Dan hal terbesar yang kemungkinan akan terjadi pada Bangsa ini jika tidak ada Bahasa Indonesia adalah Indonesia pun tidak akan menjadi seperti sekarang. Tidak ada lagi Negara Kesatuan Republik Indonesia, yang ada negara Jawa, Madura, Dayak, Batak, Sunda dan sebagainya. Tentu kita tidak mengharapkan hal ini terjadi.
Pengandaian yang saya sebutkan tadi merupakan buah pemikiran saya saat saya mengalami keadaan yang menunjukkan betapa pentingnya bahasa Indonesia. Pengalaman pertama saya adalah saat saya menjalani Pengalaman Belajar Lapangan (atau dikenal KKN) di sebuah desa di utara Jember. Jember memang dikenal dengan daerah Pendalungan, yaitu akulturasi budaya Jawa-Madura. Bagian utara dan timur cenderung Madura, wilayah barat dan selatan Jember mayoritas Jawa. Saya sendiri kebetulan adalah orang Jawa. Desa tempat saya harus mengabdikan diri selama 2 bulan adalah mayoritas suku Madura. Awalnya saya merasa orang desa pasti kurang menguasai bahasa Indonesia, sehingga saya akan kesulitas berkomunikasi. Namun ternyata tidak. Bahasa Indonesia dapat dipahami hingga orang yang tua sekalipun, walaupun terkadang hanya bisa mengerti tapi tidak mampu mengucapkan. Saya pun tetap bisa berkomunikasi dengan warga desa tersebut dan mampu melaksanakan pengabdian tersebut.
Pengalaman yang berlawanan saya alami saat melakukan survei tembakau di bagian selatan Jember, yang mayoritas Jawa. Saya optimis bisa berkomunikasi dengan baik karena saya juga orang Jawa. Namun saya merasa kagok karena bahasa Jawa yang mereka gunakan adalah bahasa Jawa Krama Inggil (Sangat halus). Saya sendiri jarang menggunakan bahasa itu, karena saya hanya menggunakan bahasa Krama Ngoko atau Ngoko Alus (Tengah-tengah). Sekali lagi saya menggunakan bahasa Indonesia dan mereka sangat baik penggunaan bahasa Indonesianya. saya bisa melakukan survei dengan baik.

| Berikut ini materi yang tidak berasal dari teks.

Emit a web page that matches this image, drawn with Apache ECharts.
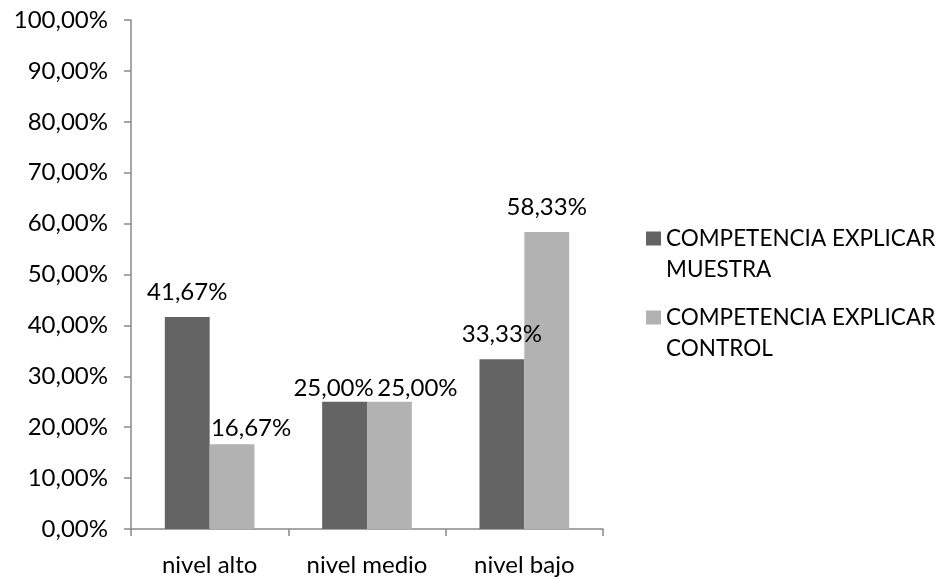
<!DOCTYPE html>
<html>
<head>
<meta charset="utf-8">
<script src="https://cdn.jsdelivr.net/npm/echarts@6/dist/echarts.min.js"></script>
<style>
  html, body { margin: 0; padding: 0; background: #ffffff; }
  #chart { width: 941px; height: 577px; }
</style>
</head>
<body>
<div id="chart"></div>
<script>
// Categories and series values (percent)
const categories = ['nivel alto', 'nivel medio', 'nivel bajo'];
const seriesNames = ['COMPETENCIA EXPLICAR\nMUESTRA', 'COMPETENCIA EXPLICAR\nCONTROL'];
const muestraValues = [41.67, 25.00, 33.33];
const controlValues = [16.67, 25.00, 58.33];

// Label nudges for labels that were moved aside to avoid overlapping
const muestraLabelOffsets = [[0, 0], [-11, 12], [0, 0]];
const controlLabelOffsets = [[19, 9], [28, 12], [0, 0]];

const FONT = 'Lato';
const FS = 24;
const AXIS_COLOR = '#898989';

function pct(v) {
  return v.toFixed(2).replace('.', ',') + '%';
}

function buildData(values, offsets) {
  return values.map((v, i) => ({
    value: v,
    label: { offset: offsets[i] }
  }));
}

const labelStyle = {
  show: true,
  position: 'top',
  distance: 13,
  fontFamily: FONT,
  fontSize: FS,
  lineHeight: FS,
  color: '#000000',
  formatter: p => pct(p.value)
};

const chart = echarts.init(document.getElementById('chart'), null, { renderer: 'canvas' });

chart.setOption({
  animation: false,
  backgroundColor: '#ffffff',
  grid: { left: 131, right: 338, top: 20, bottom: 47, containLabel: false },
  legend: {
    orient: 'vertical',
    left: 646,
    top: 192,
    padding: 0,
    itemWidth: 15,
    itemHeight: 14,
    itemGap: -14,
    itemTextGap: 7,
    icon: 'rect',
    // leading blank line keeps the marker level with the first text line
    formatter: name => '\n' + name,
    textStyle: {
      fontFamily: FONT,
      fontSize: 22.5,
      lineHeight: 31,
      color: '#000000'
    },
    data: seriesNames
  },
  xAxis: {
    type: 'category',
    data: categories,
    boundaryGap: true,
    axisLine: { show: true, lineStyle: { color: AXIS_COLOR, width: 1.5 } },
    axisTick: { show: true, length: 7, alignWithLabel: false, lineStyle: { color: AXIS_COLOR, width: 1.5 } },
    axisLabel: { fontFamily: FONT, fontSize: FS, lineHeight: FS, color: '#000000', margin: 24 },
    splitLine: { show: false }
  },
  yAxis: {
    type: 'value',
    min: 0,
    max: 100,
    interval: 10,
    axisLine: { show: true, lineStyle: { color: AXIS_COLOR, width: 1.5 } },
    axisTick: { show: true, length: 7, lineStyle: { color: AXIS_COLOR, width: 1.5 } },
    axisLabel: {
      fontFamily: FONT, fontSize: FS, color: '#000000', margin: 23,
      formatter: v => pct(v)
    },
    splitLine: { show: false }
  },
  series: [
    {
      name: seriesNames[0],
      type: 'bar',
      data: buildData(muestraValues, muestraLabelOffsets),
      itemStyle: { color: '#646464' },
      barGap: '0%',
      barCategoryGap: '43%',
      label: labelStyle
    },
    {
      name: seriesNames[1],
      type: 'bar',
      data: buildData(controlValues, controlLabelOffsets),
      itemStyle: { color: '#b2b2b2' },
      barGap: '0%',
      barCategoryGap: '43%',
      label: labelStyle
    }
  ]
});
</script>
</body>
</html>
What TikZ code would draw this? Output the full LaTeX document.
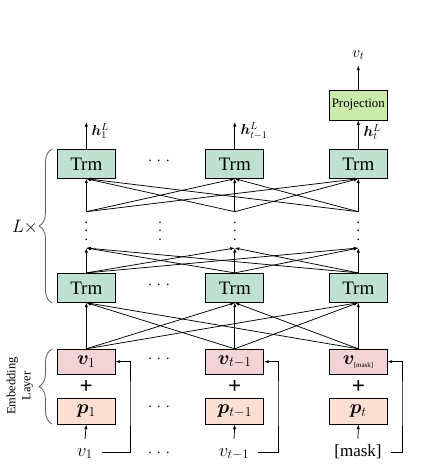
\documentclass[tikz,border=0pt]{standalone}
\usepackage{fix-cm}
\usepackage{amsmath}
\usepackage{bm}
\usepackage{fontspec}
\setmainfont{Liberation Serif}
\usetikzlibrary{arrows.meta,decorations.pathreplacing}
\definecolor{trmc}{RGB}{191,226,208}
\definecolor{projc}{RGB}{202,235,170}
\definecolor{vc}{RGB}{242,212,214}
\definecolor{pc}{RGB}{250,223,210}
\definecolor{bracec}{RGB}{90,90,90}
\newcommand{\myhdots}{\hbox{.\kern5.3pt.\kern5.3pt.}}
\newcommand{\myvdots}{\vbox{\baselineskip=8.5pt\lineskiplimit=-20pt\hbox{.}\hbox{.}\hbox{.}}}
\begin{document}
\begin{tikzpicture}[x=1pt,y=-1pt,
  box/.style={draw, line width=0.8pt, minimum width=58pt, inner sep=1.5pt},
  trm/.style={box, fill=trmc, minimum height=29pt, font=\fontsize{19}{22}\selectfont},
  proj/.style={box, fill=projc, minimum height=30pt, font=\fontsize{12.9}{15}\selectfont},
  vbox/.style={box, fill=vc, minimum height=25pt, font=\fontsize{19.5}{22}\selectfont},
  pbox/.style={box, fill=pc, minimum height=26pt, font=\fontsize{19.5}{22}\selectfont},
  inp/.style={inner sep=3pt, text height=13pt, text depth=5pt, font=\fontsize{17}{20}\selectfont},
  inpm/.style={font=\fontsize{18.5}{21}\selectfont},
  lab/.style={inner sep=0pt, font=\fontsize{14.5}{17}\selectfont},
  dotsn/.style={inner sep=0pt, font=\fontsize{14}{16}\selectfont},
  plusn/.style={inner sep=0pt, font=\fontsize{23}{25}\selectfont\bfseries},
  arr/.style={-{Latex[length=4.5pt,width=3.4pt]}, line width=0.75pt},
  bracestyle/.style={draw=bracec, line width=0.8pt, decorate, decoration={brace, amplitude=13pt}}
]
\useasboundingbox (0,0) rectangle (430,474);

% top Trm row
\node[trm] (t1) at (86.3,163.8) {Trm};
\node[trm] (t2) at (234.8,163.8) {Trm};
\node[trm] (t3) at (358.3,163.8) {Trm};
% bottom Trm row
\node[trm] (b1) at (86.3,287.8) {Trm};
\node[trm] (b2) at (234.8,287.8) {Trm};
\node[trm] (b3) at (358.3,287.8) {Trm};
% embeddings
\node[vbox] (v1) at (86.3,361.7) {$\bm{v}_1$};
\node[vbox] (v2) at (234.8,361.7) {$\bm{v}_{t-1}$};
\node[vbox] (v3) at (358.3,361.7) {$\bm{v}_{\mbox{\fontsize{7}{8}\selectfont[mask]}}$};
\node[plusn] (pl1) at (86.3,386.5) {+};
\node[plusn] (pl2) at (234.8,386.5) {+};
\node[plusn] (pl3) at (358.3,386.5) {+};
\node[pbox] (p1) at (86.3,411.2) {$\bm{p}_1$};
\node[pbox] (p2) at (234.8,411.2) {$\bm{p}_{t-1}$};
\node[pbox] (p3) at (358.3,411.2) {$\bm{p}_t$};
% inputs
\node[inp, inpm] (i1) at (85,452) {$v_1$};
\node[inp, inpm] (i2) at (234,452) {$v_{t-1}$};
\node[inp] (i3) at (358,452) {[mask]};
% projection
\node[proj] (pr) at (358.3,105) {Projection};
\node[lab, font=\fontsize{15.5}{18}\selectfont] (vt) at (358.3,55) {$v_t$};

% coordinates
\coordinate (o1) at (86.3,122);
\coordinate (o2) at (234.8,122);
\coordinate (m1) at (86.3,248);
\coordinate (m2) at (234.8,248);
\coordinate (m3) at (358.3,248);
\coordinate (u1) at (86.3,211.7);
\coordinate (u2) at (234.8,211.7);
\coordinate (u3) at (358.3,211.7);
\coordinate (f1) at (130,400);
\coordinate (f2) at (278,400);
\coordinate (f3) at (402,400);

% labels
\node[lab, anchor=west] (h1) at (91.5,131) {$\bm{h}_1^L$};
\node[lab, anchor=west] (h2) at (240.5,131) {$\bm{h}_{t-1}^L$};
\node[lab, anchor=west] (h3) at (363.5,132) {$\bm{h}_t^L$};

% dots
\node[dotsn] (d1) at (159,161) {\myhdots};
\node[dotsn] (d2) at (159,285) {\myhdots};
\node[dotsn] (d3) at (159,359) {\myhdots};
\node[dotsn] (d4) at (159,407) {\myhdots};
\node[dotsn] (d5) at (159,453) {\myhdots};
\node[dotsn] (e1) at (86.3,231) {\myvdots};
\node[dotsn] (e2) at (160,231) {\myvdots};
\node[dotsn] (e3) at (234.8,231) {\myvdots};
\node[dotsn] (e4) at (358.3,231) {\myvdots};

% connections
\foreach \i in {1,2,3}{
  \foreach \j in {1,2,3}{
    \draw[arr] (v\i.north) -- (b\j.south);
    \draw[arr] (b\i.north) -- (m\j);
    \draw[arr] (u\i) -- (t\j.south);
  }
  \draw[arr, shorten <=1pt] (i\i.north) -- (p\i.south);
  \draw[arr] ([xshift=6pt]i\i.east) -| (f\i) |- (v\i.east);
}
\draw[arr] (t1.north) -- (o1);
\draw[arr] (t2.north) -- (o2);
\draw[arr] (t3.north) -- (pr.south);
\draw[arr, shorten >=6pt] (pr.north) -- (vt.south);

% braces
\draw[bracestyle] (52,303) -- (52,149);
\draw[bracestyle] (52,424) -- (52,349);
\node[inner sep=0pt, font=\fontsize{18}{21}\selectfont] (lx) at (25,227) {$L\times$};
\node[inner sep=0pt, rotate=90, align=center, font=\fontsize{12.5}{15}\selectfont] (emb) at (20,386) {Embedding\\Layer};
\end{tikzpicture}
\end{document}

Terakhir adalah pengalaman saya berinteraksi dengan orang se-Indonesia yang beragam. Kebetulan saya sering sekali mengikuti kegiatan pertemuan senat mahasiswa seluruh Indonesia dan berkumpul dengan mahasiswa dari berbagai daerah. Yang benar-benar saya rasakan saat bertemu dengan mereka yang berasal dari penjuru Indonesia adalah rasa syukur ada bahasa Indonesia. suatu saat di dalam bus saat perjalanan, tiap orang berkomunikasi dengan bahasa masing-masing. Alangkah bingungnya saya untuk memahami percakapan mereka. Mereka memang berkomunikasi dengan orang sedaerahnya masing-masing. Saya sendiri pun bercakap-cakap dengan bahasa Jawa dengan kawan saya. Mereka pun bingung mendengar percakapan saya, yang saya anggap biasa saja. Dari situ saya bersyukur sekali ada Bahasa Indonesia, yang membuat saya bisa berkomunikasi dan mengerti satu sama lain walau berasal dari daerah yang berbeda-beda..
Sekali lagi, kita harus sedikit menyempatkan untuk merenungkan seandainya bahasa Indonesia tidak ada, akan jadi seperti apa Indonesia. Jika kita tahu bahwa begitu beratnya saat kehilangan, maka sebelum kehilangan, kita akan lebih menjaga dan menghargainya. Jangan sampai kita menyesal dan baru merasakan betapa berharganya Bahasa Indonesia saat kita kehilangannya. Semoga Bahasa Indonesia tetap lestari.
Saya sendiri orang Palembang yang tinggal di jogja. Seandainya gak ada bahasa Indonesia apa jadinya, paling pakai bahasa tarzan.....Auuuuuuuuuuu.